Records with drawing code
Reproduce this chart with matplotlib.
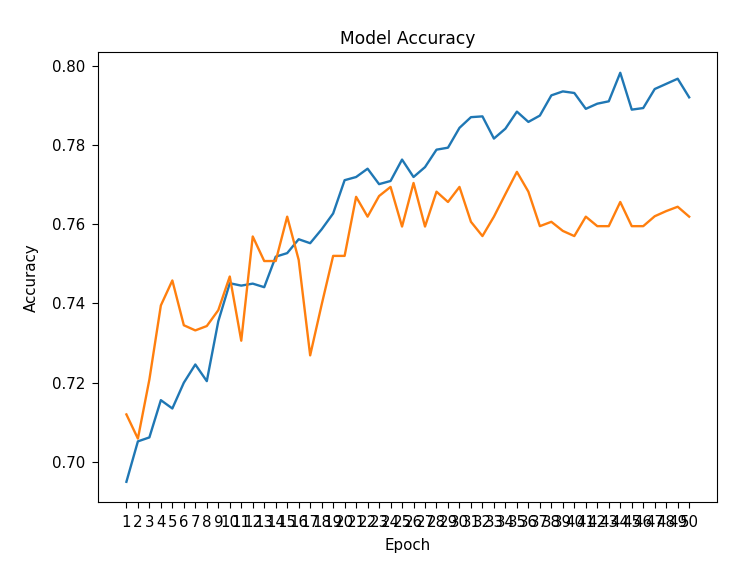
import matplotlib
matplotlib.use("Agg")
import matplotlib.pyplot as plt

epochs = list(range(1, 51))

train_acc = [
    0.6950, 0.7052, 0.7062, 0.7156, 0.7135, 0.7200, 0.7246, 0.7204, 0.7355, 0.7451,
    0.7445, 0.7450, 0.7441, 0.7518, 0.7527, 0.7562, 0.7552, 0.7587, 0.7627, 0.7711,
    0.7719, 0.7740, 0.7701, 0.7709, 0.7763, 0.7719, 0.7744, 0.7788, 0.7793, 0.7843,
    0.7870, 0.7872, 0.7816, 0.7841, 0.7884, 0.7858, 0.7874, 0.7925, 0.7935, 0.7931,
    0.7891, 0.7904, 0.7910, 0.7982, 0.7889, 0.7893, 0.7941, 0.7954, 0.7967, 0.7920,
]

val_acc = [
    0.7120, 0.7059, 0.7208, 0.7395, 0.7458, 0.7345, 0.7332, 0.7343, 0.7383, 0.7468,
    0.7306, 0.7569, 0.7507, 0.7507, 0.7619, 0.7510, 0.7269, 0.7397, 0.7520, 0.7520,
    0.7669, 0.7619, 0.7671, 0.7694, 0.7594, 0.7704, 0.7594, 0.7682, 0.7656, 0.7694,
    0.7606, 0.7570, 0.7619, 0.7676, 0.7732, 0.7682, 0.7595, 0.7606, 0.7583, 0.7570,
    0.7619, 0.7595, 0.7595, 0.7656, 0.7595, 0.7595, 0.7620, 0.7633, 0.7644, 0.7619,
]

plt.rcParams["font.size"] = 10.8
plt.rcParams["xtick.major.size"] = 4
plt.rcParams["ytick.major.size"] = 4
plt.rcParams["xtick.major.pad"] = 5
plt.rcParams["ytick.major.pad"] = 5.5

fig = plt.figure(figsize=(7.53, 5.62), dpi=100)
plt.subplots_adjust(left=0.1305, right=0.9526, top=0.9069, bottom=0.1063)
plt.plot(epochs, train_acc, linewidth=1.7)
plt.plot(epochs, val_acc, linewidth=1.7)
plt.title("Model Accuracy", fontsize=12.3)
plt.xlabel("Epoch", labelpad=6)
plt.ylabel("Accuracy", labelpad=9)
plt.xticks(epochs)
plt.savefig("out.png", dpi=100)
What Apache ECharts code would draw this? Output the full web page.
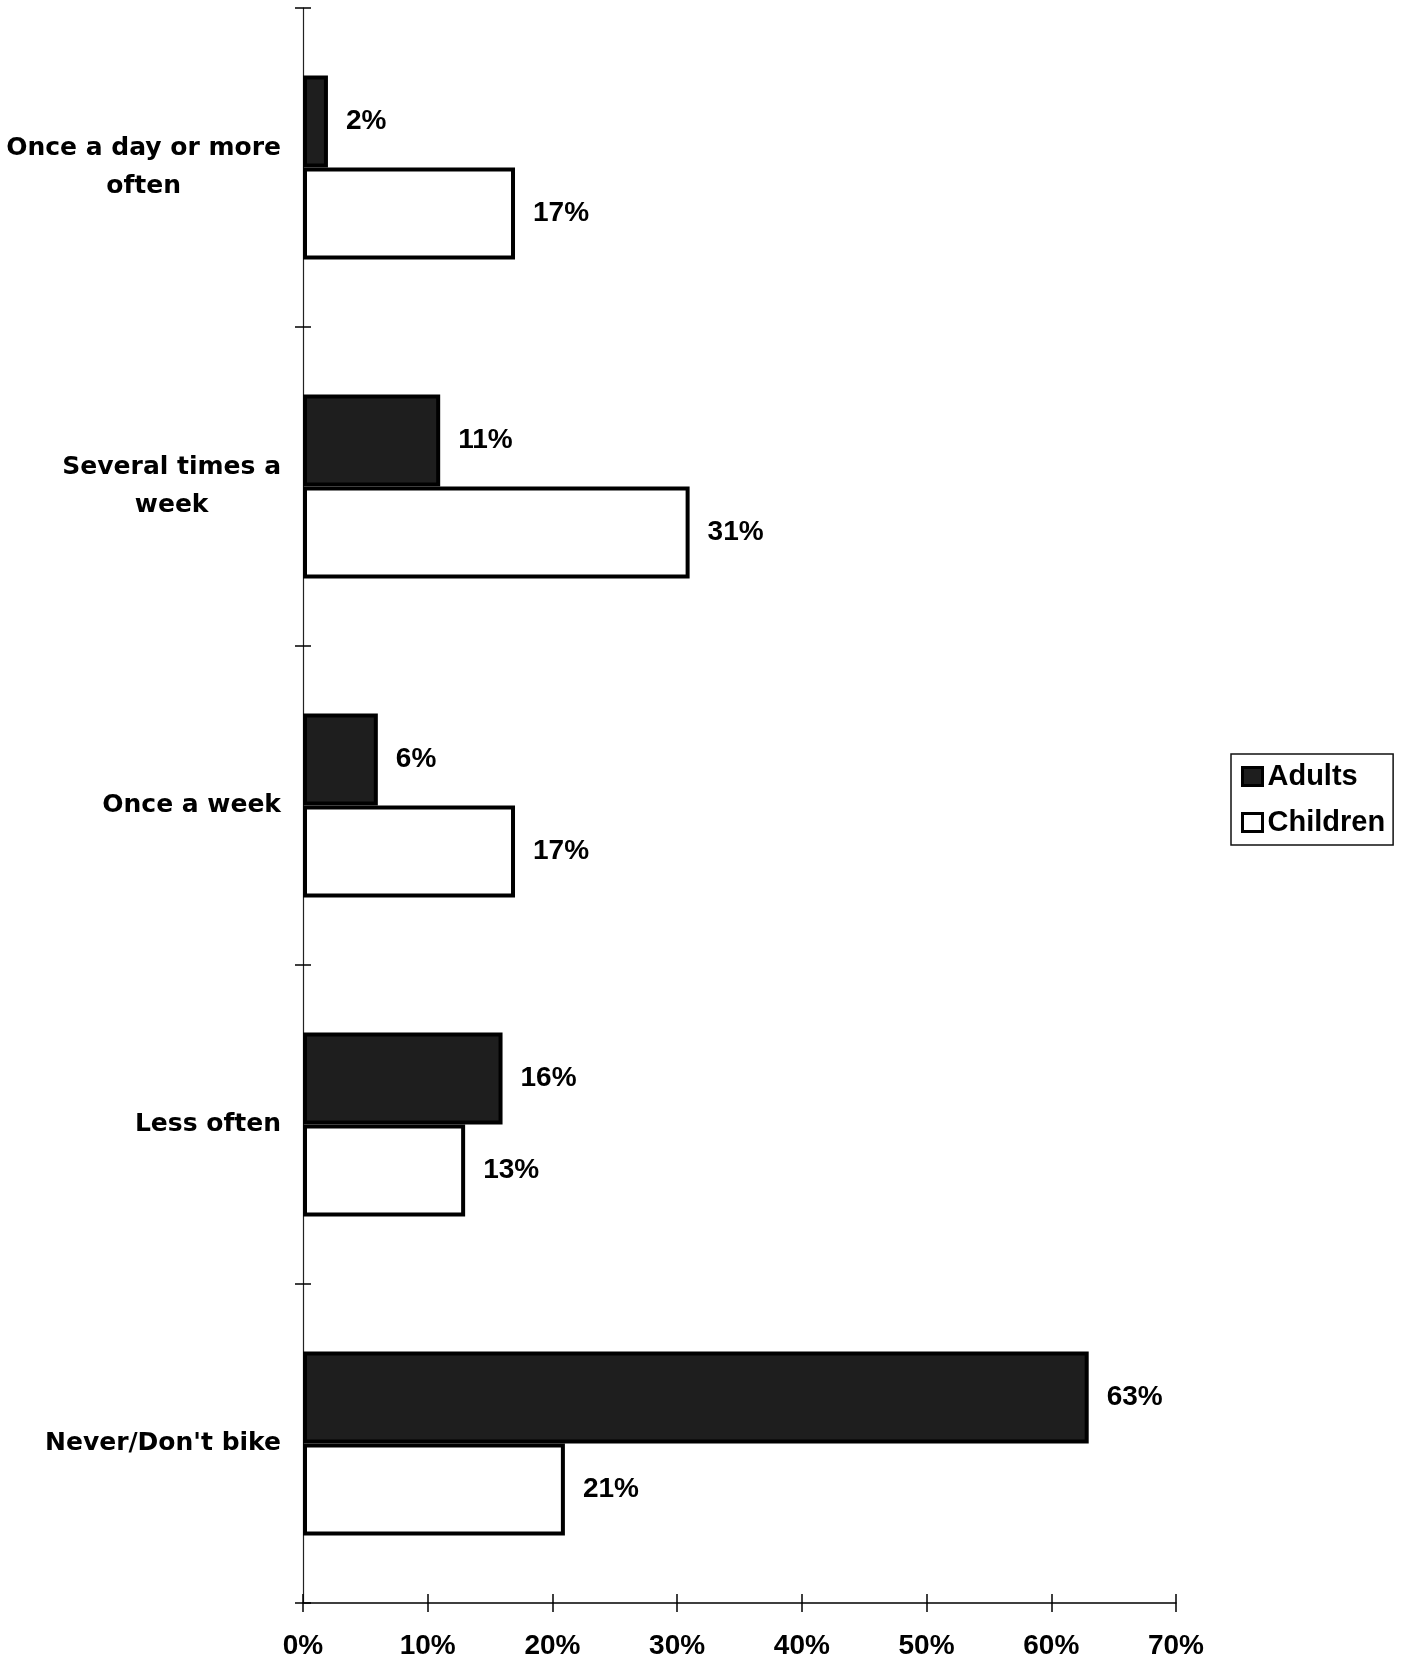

## INSTRUCTIONS FOR THE TASK:
Return all the entries word for word, but omit any pictures they contain.

## PROBLEM SOLUTION:
Reproduce this chart with matplotlib.
import matplotlib
matplotlib.use("Agg")
import matplotlib.pyplot as plt

epochs = list(range(1, 51))

train_acc = [
    0.6950, 0.7052, 0.7062, 0.7156, 0.7135, 0.7200, 0.7246, 0.7204, 0.7355, 0.7451,
    0.7445, 0.7450, 0.7441, 0.7518, 0.7527, 0.7562, 0.7552, 0.7587, 0.7627, 0.7711,
    0.7719, 0.7740, 0.7701, 0.7709, 0.7763, 0.7719, 0.7744, 0.7788, 0.7793, 0.7843,
    0.7870, 0.7872, 0.7816, 0.7841, 0.7884, 0.7858, 0.7874, 0.7925, 0.7935, 0.7931,
    0.7891, 0.7904, 0.7910, 0.7982, 0.7889, 0.7893, 0.7941, 0.7954, 0.7967, 0.7920,
]

val_acc = [
    0.7120, 0.7059, 0.7208, 0.7395, 0.7458, 0.7345, 0.7332, 0.7343, 0.7383, 0.7468,
    0.7306, 0.7569, 0.7507, 0.7507, 0.7619, 0.7510, 0.7269, 0.7397, 0.7520, 0.7520,
    0.7669, 0.7619, 0.7671, 0.7694, 0.7594, 0.7704, 0.7594, 0.7682, 0.7656, 0.7694,
    0.7606, 0.7570, 0.7619, 0.7676, 0.7732, 0.7682, 0.7595, 0.7606, 0.7583, 0.7570,
    0.7619, 0.7595, 0.7595, 0.7656, 0.7595, 0.7595, 0.7620, 0.7633, 0.7644, 0.7619,
]

plt.rcParams["font.size"] = 10.8
plt.rcParams["xtick.major.size"] = 4
plt.rcParams["ytick.major.size"] = 4
plt.rcParams["xtick.major.pad"] = 5
plt.rcParams["ytick.major.pad"] = 5.5

fig = plt.figure(figsize=(7.53, 5.62), dpi=100)
plt.subplots_adjust(left=0.1305, right=0.9526, top=0.9069, bottom=0.1063)
plt.plot(epochs, train_acc, linewidth=1.7)
plt.plot(epochs, val_acc, linewidth=1.7)
plt.title("Model Accuracy", fontsize=12.3)
plt.xlabel("Epoch", labelpad=6)
plt.ylabel("Accuracy", labelpad=9)
plt.xticks(epochs)
plt.savefig("out.png", dpi=100)
What Apache ECharts code would draw this? Output the full web page.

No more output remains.